Bulk Uploading Dividends & Distributions
Last updated on August 13, 2025
The Bulk Dividend Uploader allows you to import hundreds of dividend and distribution records from a spreadsheet at once. Because tax rules differ drastically between standard companies, Australian ETFs, and foreign holdings, our uploader is designed to automatically detect and handle these differences for you.
Prerequisites
Before you can upload dividends, you must already own the asset in your portfolio. The system checks your current holdings to validate the stock ticker. If you upload a dividend for a ticker you haven't bought yet, the system will flag it as a "Holding Error".
How we prevent duplicates (Merge Status)
During the review step, you will notice a Status column that says either New record or Update.
- New record: The system didn't find any existing unconfirmed dividends for this date, so it will create a brand new entry.
- Update: We detected an existing unconfirmed dividend (usually populated by our automated background data feeds) that matches your ticker and date. When you proceed, your spreadsheet data will safely overwrite and confirm this existing record, preventing duplicate entries.

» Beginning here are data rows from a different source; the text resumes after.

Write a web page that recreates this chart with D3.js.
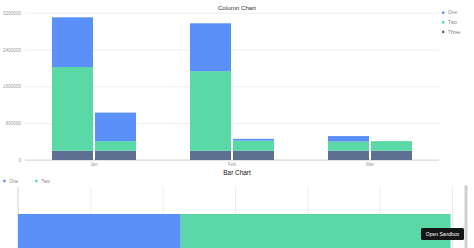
<!DOCTYPE html>
<html>
<head>
<meta charset="utf-8">
<script src="https://cdn.jsdelivr.net/npm/d3@7"></script>
<style>
  body { margin: 0; background: #fff; overflow: hidden; }
  svg { display: block; font-family: "Liberation Sans", Arial, sans-serif; }
</style>
</head>
<body>
<div id="chart"></div>
<script>
// column chart data
const months = ['Jan', 'Feb', 'Mar']
const groups = ['a', 'b']
const series = ['One', 'Two', 'Three']
const colValues = {
  One:   [[1080000, 620000], [1040000, 40000], [120000, 0]],
  Two:   [[1820000, 210000], [1730000, 220000], [200000, 210000]],
  Three: [[200000, 200000], [200000, 200000], [200000, 200000]]
}
const yTicks = [0, 800000, 1600000, 2400000, 3200000]

// bar chart data
const barSeries = ['One', 'Two']
const barValues = [1125000, 1865000]
const barTicks = [0, 500000, 1000000, 1500000, 2000000, 2500000, 3000000]

const colors = { One: '#5B8FF9', Two: '#5AD8A6', Three: '#5D7092' }

const W = 474, H = 248

const svg = d3.select('#chart').append('svg')
  .attr('width', W).attr('height', H)

// ---------- column chart ----------
const x0 = d3.scaleBand().domain(months).range([25, 439]).paddingInner(0).paddingOuter(0)
const x1 = d3.scaleBand().domain(groups).range([0, x0.bandwidth()]).paddingOuter(0.628).paddingInner(0.0465)
const y = d3.scaleLinear().domain([0, 3200000]).range([160, 12.7])

svg.append('text')
  .attr('x', 237).attr('y', 9.5)
  .attr('text-anchor', 'middle')
  .style('font-size', '6.2px').style('fill', '#333')
  .text('Column Chart')

const yAxis = svg.append('g')
  .attr('transform', 'translate(25,0)')
  .call(d3.axisLeft(y).tickValues(yTicks).tickSize(-414).tickPadding(4).tickFormat(d3.format('d')))
yAxis.select('.domain').remove()
yAxis.selectAll('.tick line').attr('stroke', '#e9e9e9').attr('stroke-width', 0.8)
yAxis.selectAll('.tick text').style('font-size', '4.6px').style('fill', '#999')

// baseline
svg.append('line')
  .attr('x1', 25).attr('x2', 439).attr('y1', y(0)).attr('y2', y(0))
  .attr('stroke', '#d9d9d9').attr('stroke-width', 1)

const segs = []
months.forEach((m, mi) => {
  groups.forEach((g, gi) => {
    let acc = 0
    ;['Three', 'Two', 'One'].forEach(s => {
      const v = colValues[s][mi][gi]
      segs.push({ m, g, s, y0: acc, y1: acc + v })
      acc += v
    })
  })
})

svg.append('g').selectAll('rect')
  .data(segs.filter(d => d.y1 > d.y0))
  .enter().append('rect')
  .attr('x', d => x0(d.m) + x1(d.g))
  .attr('width', x1.bandwidth())
  .attr('y', d => y(d.y1))
  .attr('height', d => y(d.y0) - y(d.y1))
  .attr('fill', d => colors[d.s])

const xAxis = svg.append('g')
  .attr('transform', 'translate(0,160)')
  .call(d3.axisBottom(x0).tickSize(0).tickPadding(3))
xAxis.select('.domain').remove()
xAxis.selectAll('.tick text').style('font-size', '4.6px').style('fill', '#999')

// legend
const leg = svg.append('g').selectAll('g')
  .data(series).enter().append('g')
  .attr('transform', (d, i) => `translate(442,${12.7 + i * 9.6})`)
leg.append('rect').attr('x', 0).attr('y', -1.2).attr('width', 2.4).attr('height', 2.4)
  .attr('fill', d => colors[d])
leg.append('text').attr('x', 6).attr('y', 1.7)
  .style('font-size', '4.8px').style('fill', '#888')
  .text(d => d)

// ---------- bar chart ----------
svg.append('text')
  .attr('x', 237).attr('y', 175)
  .attr('text-anchor', 'middle')
  .style('font-size', '6.4px').style('fill', '#111')
  .text('Bar Chart')

const bleg = svg.append('g').selectAll('g')
  .data(barSeries).enter().append('g')
  .attr('transform', (d, i) => `translate(${3.2 + i * 32},181)`)
bleg.append('rect').attr('x', 0).attr('y', -1.2).attr('width', 2.4).attr('height', 2.4)
  .attr('fill', d => colors[d])
bleg.append('text').attr('x', 6).attr('y', 1.7)
  .style('font-size', '4.8px').style('fill', '#888')
  .text(d => d)

const bx = d3.scaleLinear().domain([0, 3000000]).range([18, 452])

const bGrid = svg.append('g')
  .attr('transform', 'translate(0,187)')
  .call(d3.axisTop(bx).tickValues(barTicks).tickSize(-70).tickFormat(''))
bGrid.select('.domain').remove()
bGrid.selectAll('.tick line').attr('stroke', '#e9e9e9').attr('stroke-width', 0.8)

svg.append('line')
  .attr('x1', 18).attr('x2', 18).attr('y1', 187).attr('y2', H)
  .attr('stroke', '#d9d9d9')

let accB = 0
const bSegs = barSeries.map((s, i) => {
  const d = { s, x0: accB, x1: accB + barValues[i] }
  accB += barValues[i]
  return d
})
svg.append('g').selectAll('rect')
  .data(bSegs).enter().append('rect')
  .attr('x', d => bx(d.x0))
  .attr('width', d => bx(d.x1) - bx(d.x0))
  .attr('y', 214).attr('height', 40)
  .attr('fill', d => colors[d.s])

// scrollbar
svg.append('rect')
  .attr('x', 464.5).attr('y', 185).attr('width', 3).attr('height', 70).attr('rx', 1.5)
  .attr('fill', '#cfcfcf')

// sandbox button
const btn = svg.append('g').attr('transform', 'translate(421,228)')
btn.append('rect').attr('width', 43).attr('height', 12).attr('rx', 1.5).attr('fill', '#151515')
btn.append('text').attr('x', 21.5).attr('y', 8).attr('text-anchor', 'middle')
  .style('font-size', '5px').style('fill', '#fff')
  .text('Open Sandbox')
</script>
</body>
</html>
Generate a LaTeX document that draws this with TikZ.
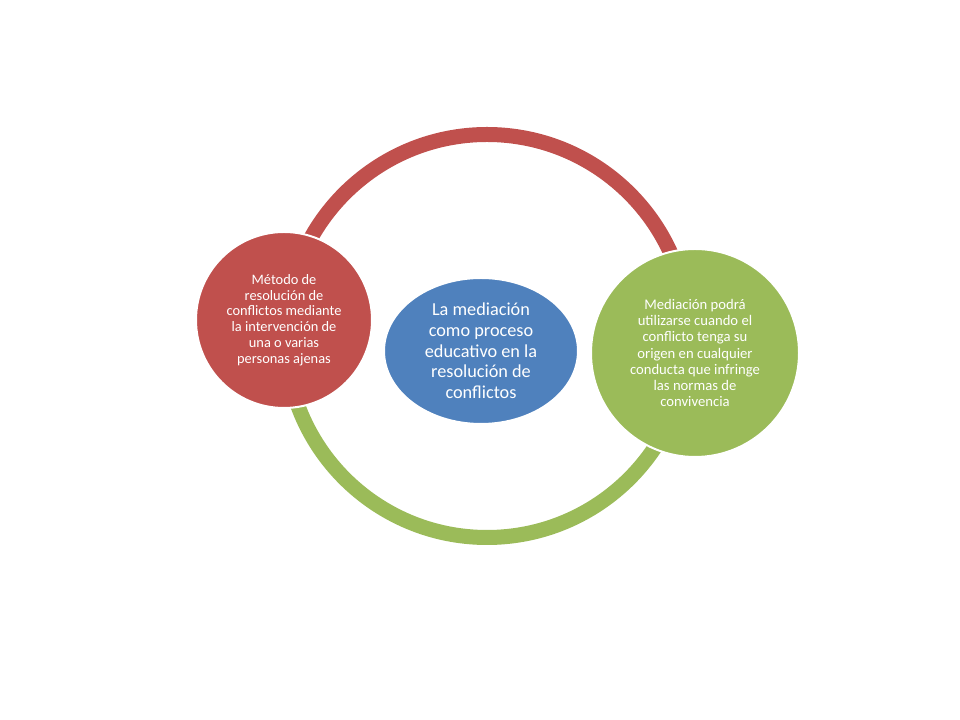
\documentclass[tikz,border=0pt]{standalone}
\usepackage{fontspec}
\setmainfont{Carlito}
\usetikzlibrary{shapes.geometric}
\definecolor{cred}{HTML}{C0504D}
\definecolor{cgreen}{HTML}{9BBB59}
\definecolor{cblue}{HTML}{4F81BD}
\tikzset{
  ringarc/.style={line width=11.25pt},
  bubble/.style={circle, draw=white, line width=1.5pt, inner sep=0pt},
  centreshape/.style={ellipse, fill=cblue, draw=white, line width=1.5pt, inner sep=0pt,
    minimum width=145.5pt, minimum height=109.5pt},
  smalltext/.style={text=white, align=center, font=\fontsize{10.8}{11.8}\selectfont},
  righttext/.style={text=white, align=center, font=\fontsize{11}{12.2}\selectfont},
  bigtext/.style={text=white, align=center, font=\fontsize{13.7}{15.5}\selectfont}
}
\begin{document}
\begin{tikzpicture}[x=0.75pt,y=0.75pt]
\useasboundingbox[fill=white] (0,0) rectangle (960,720);
\coordinate (ring) at (487,384);
\draw[ringarc, cred] ([shift={(180:201.5)}]ring) arc[start angle=180,end angle=0,radius=201.5];
\draw[ringarc, cgreen] ([shift={(180:201.5)}]ring) arc[start angle=180,end angle=360,radius=201.5];

\node[bubble, fill=cred, minimum size=132pt] (left) at (284,400) {};
\node[smalltext] (lefttext) at (left.center) {Método de\\resolución de\\conflictos mediante\\la intervención de\\una o varias\\personas ajenas};

\node[bubble, fill=cgreen, minimum size=156pt] (right) at (695,367) {};
\node[righttext] (righttxt) at (right.center) {Mediación podrá\\utilizarse cuando el\\conflicto tenga su\\origen en cualquier\\conducta que infringe\\las normas de\\convivencia};

\node[centreshape] (centre) at (481,369) {};
\node[bigtext] (centretext) at (centre.center) {La mediación\\como proceso\\educativo en la\\resolución de\\conflictos};
\end{tikzpicture}
\end{document}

Special Rules for Australian ETFs (Trusts)
Standard company dividends (like BHP or CBA) use franking components that you know on the day you receive the cash. However, ETFs and Managed Funds issue Interim Distributions. The actual tax components (capital gains, AMIT cost base changes) are not finalised until the end of the financial year.
The 2-Step ETF Workflow
Step 1: Upload the Cash Received (Net Amount)
In your spreadsheet, ensure the Total Net Amount column is filled. When the system detects the ticker belongs to an ETF, it will ignore any franking columns you may have mapped and simply record the cash you received.

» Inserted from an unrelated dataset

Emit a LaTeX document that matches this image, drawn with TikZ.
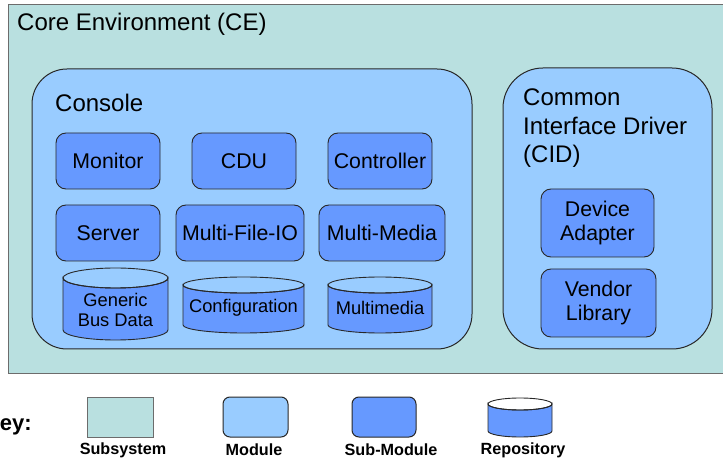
\documentclass[tikz,border=0pt]{standalone}
\usepackage{fontspec}
\setmainfont{Liberation Sans}
\definecolor{cefill}{RGB}{185,224,224}
\definecolor{modfill}{RGB}{153,204,255}
\definecolor{subfill}{RGB}{102,153,255}
\definecolor{edge}{RGB}{40,40,40}
\begin{document}
\begin{tikzpicture}[x=1pt,y=-1pt,
  cebox/.style={draw=gray!85!black, fill=cefill, line width=1pt, rectangle, inner sep=0pt},
  modbox/.style={draw=edge, fill=modfill, line width=1pt, rectangle, inner sep=0pt},
  subbox/.style={draw=edge, fill=subfill, line width=0.9pt, rounded corners=10pt, rectangle, inner sep=0pt, minimum height=56pt, font=\fontsize{21.3}{25}\selectfont, align=center},
  cyl/.style={draw=edge, fill=subfill, line width=0.9pt},
  title/.style={font=\fontsize{24}{28}\selectfont, inner sep=0pt, anchor=west},
  keylabel/.style={font=\fontsize{16.2}{18}\selectfont\bfseries, inner sep=0pt},
  cyltext/.style={font=\fontsize{18.3}{21}\selectfont, align=center, inner sep=0pt}
]
\useasboundingbox (0,0) rectangle (723,462);
\clip (0,0) rectangle (723,462);
\fill[white] (0,0) rectangle (723,462);
% Core environment
\node[cebox, minimum width=732pt, minimum height=368pt] (ce) at (374,189) {};
\node[title] (cetitle) at (17,24) {Core Environment (CE)};
% Console
\node[modbox, rounded corners=35pt, minimum width=440pt, minimum height=280pt] (console) at (252,209) {};
\node[title] (consoletitle) at (55,103) {Console};
% CID
\node[modbox, rounded corners=40pt, minimum width=209pt, minimum height=281pt] (cid) at (607.5,208.5) {};
\node[font=\fontsize{24}{28.5}\selectfont, align=left, inner sep=0pt, anchor=west] (cidtitle) at (523,128.5) {Common\\Interface Driver\\(CID)};
% CID sub-modules
\node[subbox, minimum width=113pt, minimum height=68pt, font=\fontsize{21.3}{24.5}\selectfont] (device) at (597.5,223) {Device\\Adapter};
\node[subbox, minimum width=115pt, minimum height=68pt, font=\fontsize{21.3}{24.5}\selectfont] (vendor) at (598.5,303) {Vendor\\Library};
% Console sub-modules
\node[subbox, minimum width=104pt] (monitor) at (108,161) {Monitor};
\node[subbox, minimum width=104pt] (cdu) at (244,161) {CDU};
\node[subbox, minimum width=104pt] (controller) at (380,161) {Controller};
\node[subbox, minimum width=104pt] (server) at (108,233) {Server};
\node[subbox, minimum width=128pt] (mfio) at (240,233) {Multi-File-IO};
\node[subbox, minimum width=126pt] (mmedia) at (382,233) {Multi-Media};
% Repositories
% Generic Bus Data
\filldraw[cyl] (63,278) -- (63,330) arc[start angle=180, end angle=0, x radius=52.5, y radius=10] -- (168,278) arc[start angle=0, end angle=180, x radius=52.5, y radius=10] -- cycle;
\draw[edge, line width=0.9pt] (115.5,278) ellipse[x radius=52.5, y radius=10];
\node[cyltext] (gbd) at (115.5,310) {Generic\\[-1pt]Bus Data};
% Configuration
\filldraw[cyl] (183,285) -- (183,325) arc[start angle=180, end angle=0, x radius=60.5, y radius=8] -- (304,285) arc[start angle=0, end angle=180, x radius=60.5, y radius=8] -- cycle;
\draw[edge, line width=0.9pt] (243.5,285) ellipse[x radius=60.5, y radius=8];
\node[cyltext] (config) at (243.5,308) {Configuration};
% Multimedia
\filldraw[cyl] (328,285) -- (328,325) arc[start angle=180, end angle=0, x radius=52, y radius=8] -- (432,285) arc[start angle=0, end angle=180, x radius=52, y radius=8] -- cycle;
\draw[edge, line width=0.9pt] (380,285) ellipse[x radius=52, y radius=8];
\node[cyltext] (mmrepo) at (380,308) {Multimedia};
% Key
\node[font=\fontsize{22}{26}\selectfont\bfseries, inner sep=0pt, anchor=east] (key) at (32,425) {Key:};
\node[cebox, minimum width=66pt, minimum height=40pt] (ksub) at (120,417) {};
\node[modbox, rounded corners=7pt, minimum width=65pt, minimum height=40pt] (kmod) at (255.5,417) {};
\node[modbox, fill=subfill, rounded corners=7pt, minimum width=64pt, minimum height=40pt] (ksm) at (384,417) {};
\filldraw[cyl] (488,404) -- (488,431) arc[start angle=180, end angle=0, x radius=32, y radius=6] -- (552,404) arc[start angle=0, end angle=180, x radius=32, y radius=6] -- cycle;
\draw[edge, line width=0.9pt] (520,404) ellipse[x radius=32, y radius=6];
\node[keylabel] (lsub) at (123,450) {Subsystem};
\node[keylabel] (lmod) at (254,450) {Module};
\node[keylabel] (lsm) at (391,450) {Sub-Module};
\node[keylabel] (lrep) at (523,450) {Repository};
\end{tikzpicture}
\end{document}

Step 2: Reconcile with the AMMA Statement
At the end of the financial year, navigate to your Taxable Income Report. Upload your AMIT Annual Tax Statement, and the system will automatically distribute the final tax components across the baseline cash records you created in Step 1.

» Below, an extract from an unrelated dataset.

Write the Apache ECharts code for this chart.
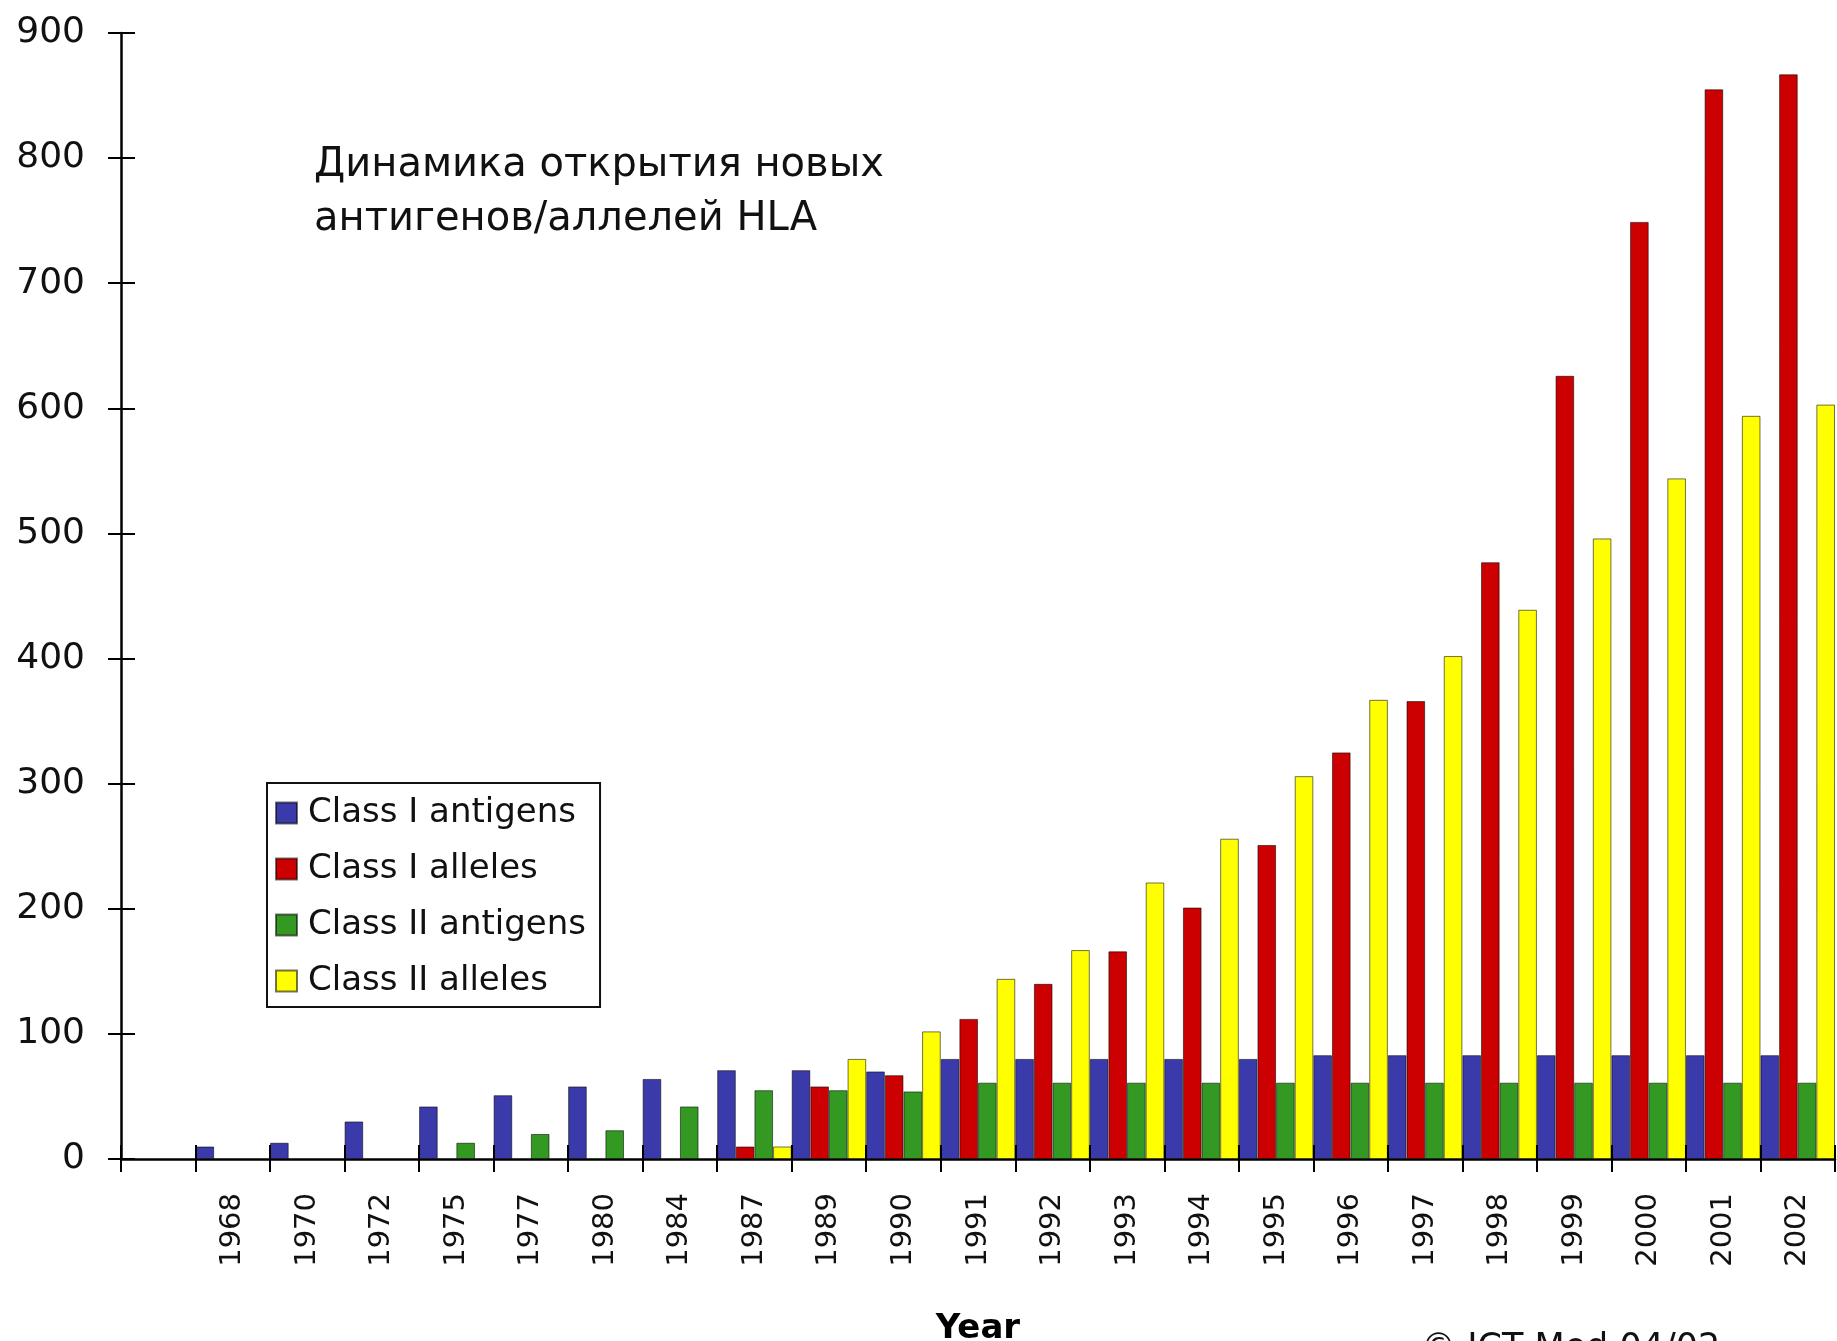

Foreign Dividends & Exchange Rates
When uploading foreign dividends, you must provide the Total Net Amount and Foreign Withholding Tax in the asset's native currency (e.g., USD).
Exchange Rates: If you know the exact exchange rate your broker used, you can include it in the spreadsheet. If you leave the exchange rate blank, our system will automatically fetch the historical RBA exchange rate for that specific payment date during the review step.
Pro Tip: If your spreadsheet mixes regular company dividends and ETFs, that is perfectly fine! Map all your columns. The system is smart enough to use the franking values for regular companies, and switch to "Net Amount only" mode when it processes a row belonging to an ETF.